I haven’t posted here for a couple of months but I have been adding to other pages in this blog.
There having been some discussion about the quality of cream on the eGullet forum, I decided to try making a batch of butter with regular heavy whipping cream from the supermarket, ultrapasteurized and with the additives common in these dairy products nowadays.
I used the Thermomix instead of my electric churn because I am using only one quart of cream.
-There are several Thermomix butter posting on the internet and I used those suggested times as a guide.
(You can also use a regular stand mixer, beating the cream until it breaks with the whip/whisk and then using the paddle for rinsing in the three or more changes of ice water.)
Start with a clean and dry bowl:
I had set the cream out on the counter last night so it was at room temp.
The butter pats (for extracting water and shaping the finished butter) are soaking in ice water. This keeps the butter from sticking – also the butter board is wetted with iced water.
This is the salt I will use in the butter.
The Thermomix “Butterfly” is in place and the cream is in the bowl.
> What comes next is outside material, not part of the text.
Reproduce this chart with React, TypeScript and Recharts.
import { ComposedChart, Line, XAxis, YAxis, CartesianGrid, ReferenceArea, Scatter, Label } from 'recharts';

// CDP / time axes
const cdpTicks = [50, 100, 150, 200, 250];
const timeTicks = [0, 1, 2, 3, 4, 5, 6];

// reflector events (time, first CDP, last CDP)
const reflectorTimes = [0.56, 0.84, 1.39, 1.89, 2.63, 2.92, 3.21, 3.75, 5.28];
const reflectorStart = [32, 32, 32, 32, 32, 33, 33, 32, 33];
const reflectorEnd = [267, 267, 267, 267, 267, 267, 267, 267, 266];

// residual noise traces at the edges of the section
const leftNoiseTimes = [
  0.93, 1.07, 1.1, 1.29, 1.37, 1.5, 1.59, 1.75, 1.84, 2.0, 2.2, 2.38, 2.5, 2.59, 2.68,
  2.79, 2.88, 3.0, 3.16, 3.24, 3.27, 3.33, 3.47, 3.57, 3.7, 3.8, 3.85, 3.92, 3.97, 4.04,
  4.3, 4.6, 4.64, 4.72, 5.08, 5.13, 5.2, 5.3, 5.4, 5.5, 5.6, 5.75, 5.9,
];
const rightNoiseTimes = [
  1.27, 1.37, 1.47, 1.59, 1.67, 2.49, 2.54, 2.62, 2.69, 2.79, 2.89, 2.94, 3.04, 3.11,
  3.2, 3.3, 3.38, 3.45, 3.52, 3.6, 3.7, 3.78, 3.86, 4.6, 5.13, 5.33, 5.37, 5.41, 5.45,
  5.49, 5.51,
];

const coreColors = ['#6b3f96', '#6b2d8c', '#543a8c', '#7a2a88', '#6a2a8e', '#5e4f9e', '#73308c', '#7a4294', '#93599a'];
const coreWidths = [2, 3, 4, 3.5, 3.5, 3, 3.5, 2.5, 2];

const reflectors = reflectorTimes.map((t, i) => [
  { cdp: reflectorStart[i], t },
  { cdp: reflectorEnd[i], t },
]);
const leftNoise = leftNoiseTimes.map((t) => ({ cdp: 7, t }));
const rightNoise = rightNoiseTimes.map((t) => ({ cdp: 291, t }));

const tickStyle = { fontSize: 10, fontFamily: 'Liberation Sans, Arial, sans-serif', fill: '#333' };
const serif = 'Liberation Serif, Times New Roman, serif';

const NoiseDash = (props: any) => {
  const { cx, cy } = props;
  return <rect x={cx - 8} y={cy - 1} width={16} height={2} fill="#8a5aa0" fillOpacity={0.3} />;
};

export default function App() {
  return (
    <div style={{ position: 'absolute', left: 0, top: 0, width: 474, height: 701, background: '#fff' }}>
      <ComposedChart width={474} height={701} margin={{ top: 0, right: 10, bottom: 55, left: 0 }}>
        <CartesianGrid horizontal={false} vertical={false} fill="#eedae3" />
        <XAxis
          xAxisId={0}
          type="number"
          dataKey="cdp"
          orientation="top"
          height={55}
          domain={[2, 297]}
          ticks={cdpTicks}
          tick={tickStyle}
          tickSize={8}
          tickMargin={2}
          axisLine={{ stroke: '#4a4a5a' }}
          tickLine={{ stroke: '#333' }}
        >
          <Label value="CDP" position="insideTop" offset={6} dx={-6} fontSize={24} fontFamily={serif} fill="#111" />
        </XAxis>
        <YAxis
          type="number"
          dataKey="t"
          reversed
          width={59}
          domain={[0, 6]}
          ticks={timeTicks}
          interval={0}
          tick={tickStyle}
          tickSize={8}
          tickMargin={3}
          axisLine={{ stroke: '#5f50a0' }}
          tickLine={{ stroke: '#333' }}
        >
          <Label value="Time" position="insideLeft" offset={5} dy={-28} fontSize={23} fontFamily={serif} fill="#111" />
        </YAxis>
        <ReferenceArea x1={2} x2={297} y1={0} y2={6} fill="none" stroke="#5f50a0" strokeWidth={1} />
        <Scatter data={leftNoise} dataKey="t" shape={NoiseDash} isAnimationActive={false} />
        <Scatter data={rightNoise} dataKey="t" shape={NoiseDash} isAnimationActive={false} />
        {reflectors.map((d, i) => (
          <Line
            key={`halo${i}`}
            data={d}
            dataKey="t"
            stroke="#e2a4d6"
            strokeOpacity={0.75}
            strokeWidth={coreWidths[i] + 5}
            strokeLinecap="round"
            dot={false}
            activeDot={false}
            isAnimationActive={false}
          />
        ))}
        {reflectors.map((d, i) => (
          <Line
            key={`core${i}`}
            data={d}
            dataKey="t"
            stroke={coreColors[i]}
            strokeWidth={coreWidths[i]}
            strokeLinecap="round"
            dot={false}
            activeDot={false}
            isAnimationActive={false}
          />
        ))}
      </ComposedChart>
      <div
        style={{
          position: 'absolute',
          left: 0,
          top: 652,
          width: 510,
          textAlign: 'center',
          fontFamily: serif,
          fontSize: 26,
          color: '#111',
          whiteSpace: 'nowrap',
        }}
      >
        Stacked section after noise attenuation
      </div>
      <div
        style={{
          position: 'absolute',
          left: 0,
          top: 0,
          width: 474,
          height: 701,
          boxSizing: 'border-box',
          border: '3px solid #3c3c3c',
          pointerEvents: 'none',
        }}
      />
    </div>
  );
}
Timer set for 4 minutes – churning in the Thermomix can vary from 1 1/2 minutes to 4 minutes. It is easy to hear the change in the cream when the whipped cream “breaks” and the liquid separates and sloshes around in the bowl.
I stopped it at this point and checked the butter – not quite done.
At this point I stopped the TMX.
The mixing/churning is finished.
The butterfly is removed.
The buttermilk has been drained off (and saved) and water has been added to “rinse” the residual milk out of the butter.
After the first batch of rinse water has been drained off, fresh water added and another rinse cycle. (Each rinse cycle is 20 seconds.)
After second rinse cycle.
After third rinse cycle. Liquid is much clearer.
After fourth, and final, rinse cycle. The water is actually clearer than it appears in this photo.
The water has been drained off an the sold mass of butter turned out onto the butter board.
The butter pats have been used to squeeze, fold and flatten the mass of butter to extract as much liquid as possible.
After about ten minutes of working the butter, most of the liquid has been extracted and it is ready to be salted. (Unsalted butter has to be used within two or three days or must be frozen. I generally salt all my butter unless I need unsalted for baking or other particular dish.)
The slab of butter sprinkled with a heaping teaspoon of the Velvet de Guerande salt.
The salt has been thoroughly worked into the butter and it has been compressed and shaped so it will fit into a 1-pound butter mold.
Most of the butter has been pressed into the mold. This batch produced in excess of one pound.
The excess butter has been trimmed away and the mold is ready to be chilled.
The extra will be used up today, no problem. It is very tasty.
I usually make cultured butter and it does have a different flavor, somewhat more intense, however this butter is very flavorful and will be delightful just spread on
Out of the mold and ready for use – vintage “Depression Glass” covered butter dish.